Differences in its warp and weft give it “a life of its own and requirements of its own,” Snoeren said. And this isn’t the design duo’s first time delving deep into its properties — 25 years ago, they’d already turned out an entire collection from gazar.
The Dutch design duo opened their show with a knee-length trench with sculptural lantern-like sleeves, worn over a tuxedo shirt and dress shorts.
Each outfit that followed offered a glamorous variation.
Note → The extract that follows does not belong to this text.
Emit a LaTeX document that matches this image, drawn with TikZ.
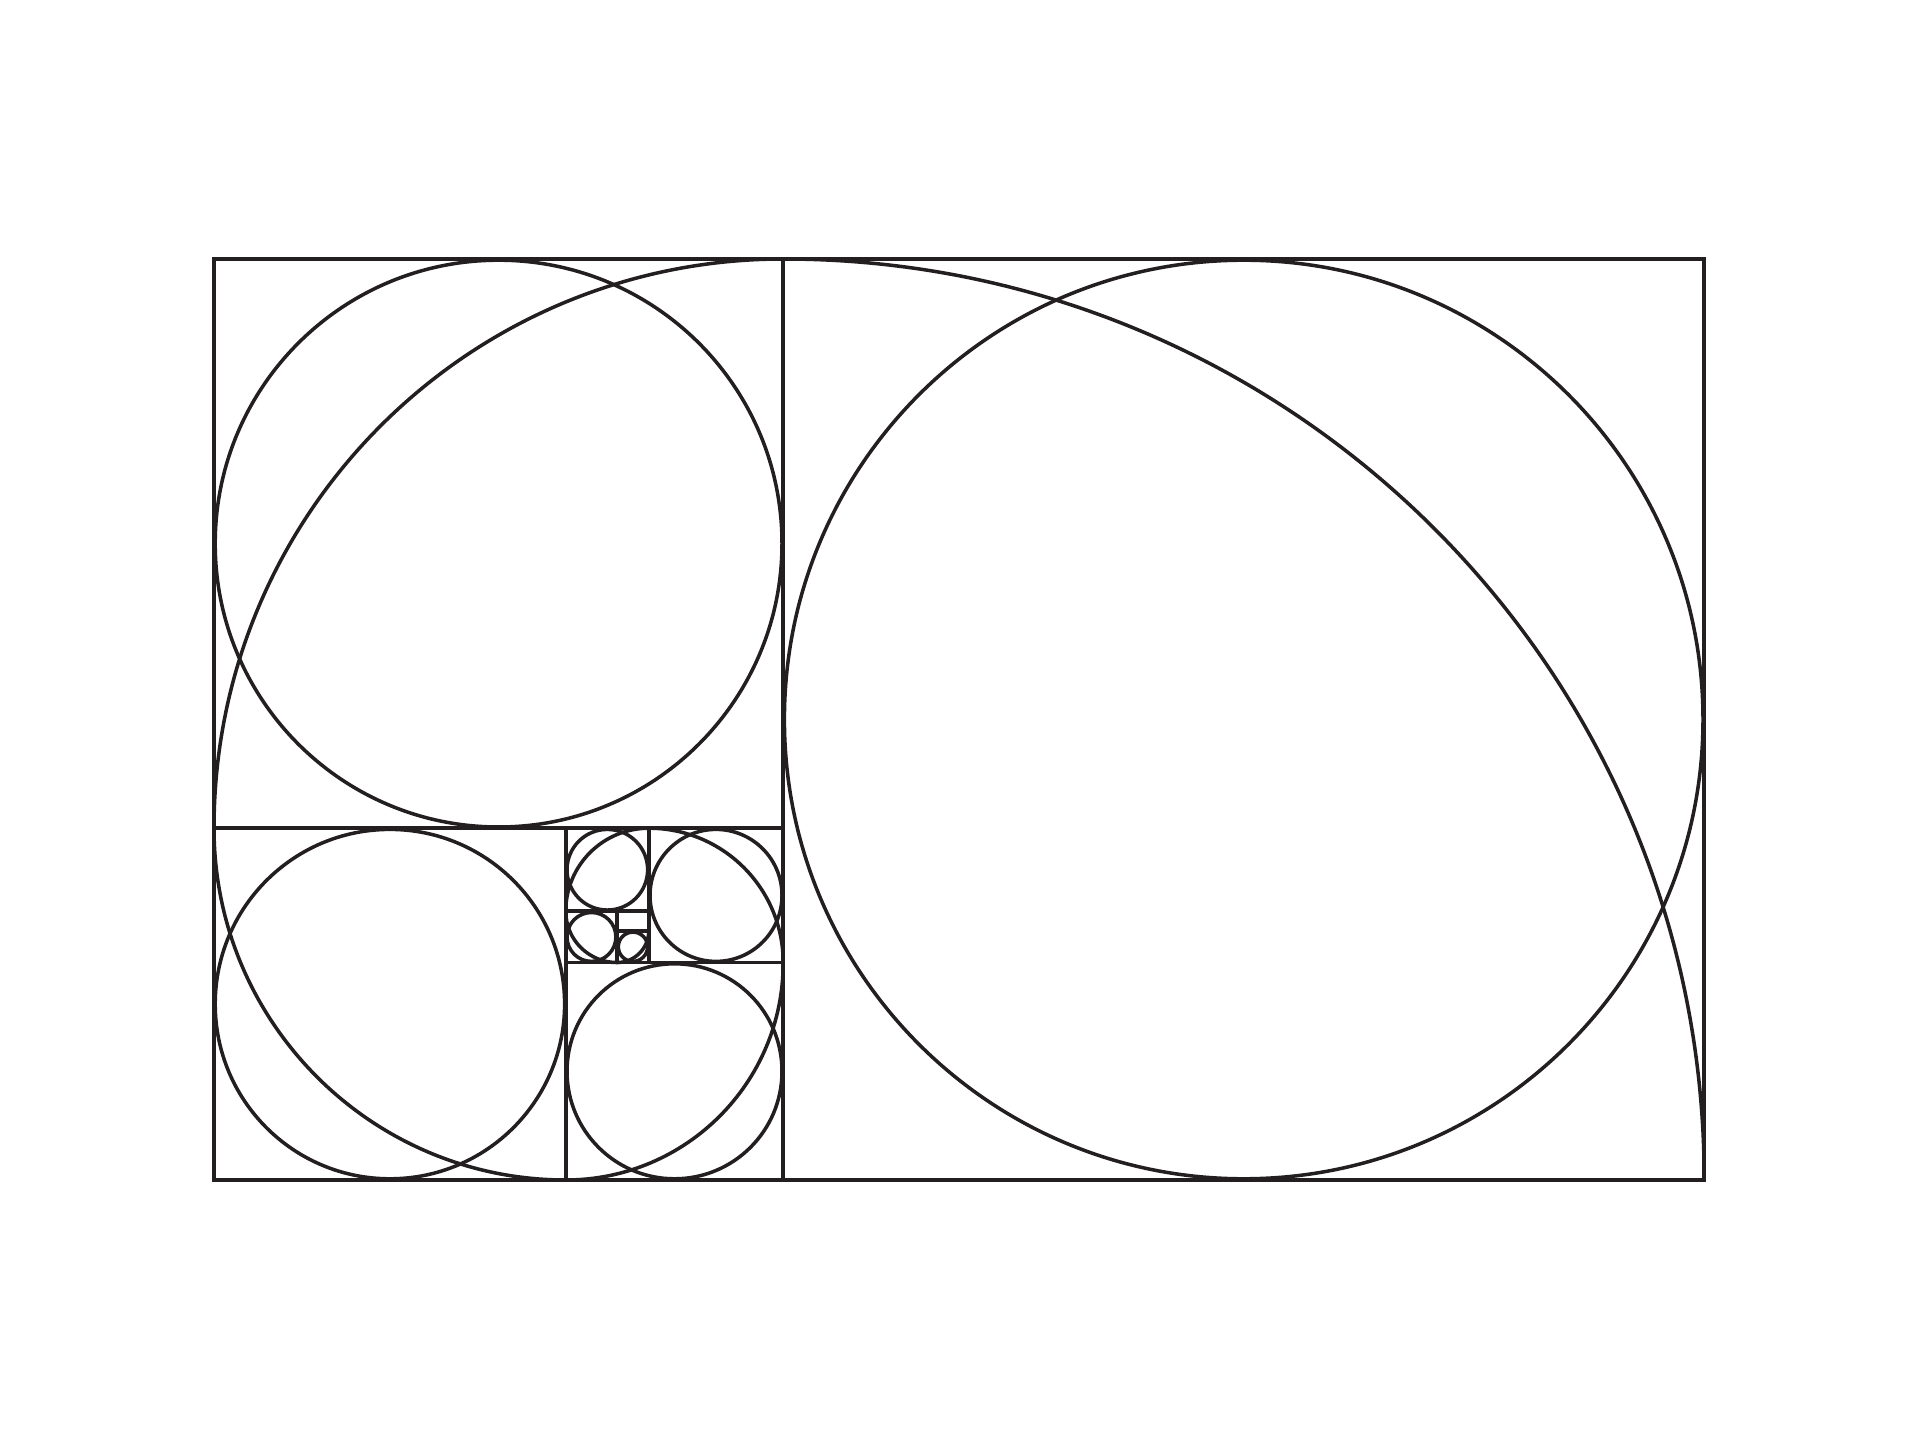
\documentclass[tikz,border=0pt]{standalone}
\definecolor{ink}{RGB}{35,31,32}
\begin{document}
\begin{tikzpicture}[gold/.style={ink, line width=1pt}]
\useasboundingbox (0,0) rectangle (19.2,14.4);

% outer golden rectangle
\draw[gold] (2.14,2.6) rectangle (17.042,11.81);

% squares with their circles
\foreach \x/\y/\s in {7.832/2.6/9.21, 2.14/6.118/5.692, 2.14/2.6/3.518, 5.658/2.6/2.174,
                      6.488/4.774/1.344, 5.658/5.2875/0.8305, 5.658/4.774/0.513, 6.171/4.774/0.317}
{
  \draw[gold] (\x,\y) rectangle ++(\s,\s);
  \draw[gold] (\x+\s/2,\y+\s/2) circle (\s/2-0.012);
}
\draw[gold] (6.171,5.091) rectangle (6.488,5.2875);

% spiral
\draw[gold] (17.042,2.6) \foreach \r [count=\i from 0] in {9.21,5.692,3.518,2.174,1.344,0.8305,0.513,0.317}
  { arc[start angle=90*\i, end angle=90*\i+90, radius=\r] };

\end{tikzpicture}
\end{document}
Shirts were stretched into ballooning mullet gowns, slinky floor-length shirtdresses or were simply impeccably classic in their execution.
Collection Gallery 25 Photos
Trousers came wide-legged and with generous turned up hems, shrunk against the leg as extra-slim cuts, crinkled into ruffly bloomers or even invisible, tucked as underlayers.
The trench turned into an opera-length coat strewn with myriad individually knotted thin bows; a multitiered dress; knotted around the waist into gowns, or even as the dress of a little doll carried by a model wearing the rest of the set.
After a week of menswear shows where classics dominated, Viktor & Rolf’s exuberant variations around a trio of staples felt like a reminder that all you need is imagination.
While most are still feeling their way around the place of AI in creation, here was a expansive argument that no matter the medium or method, “in the end, it starts with an idea,” as Snoeren put it.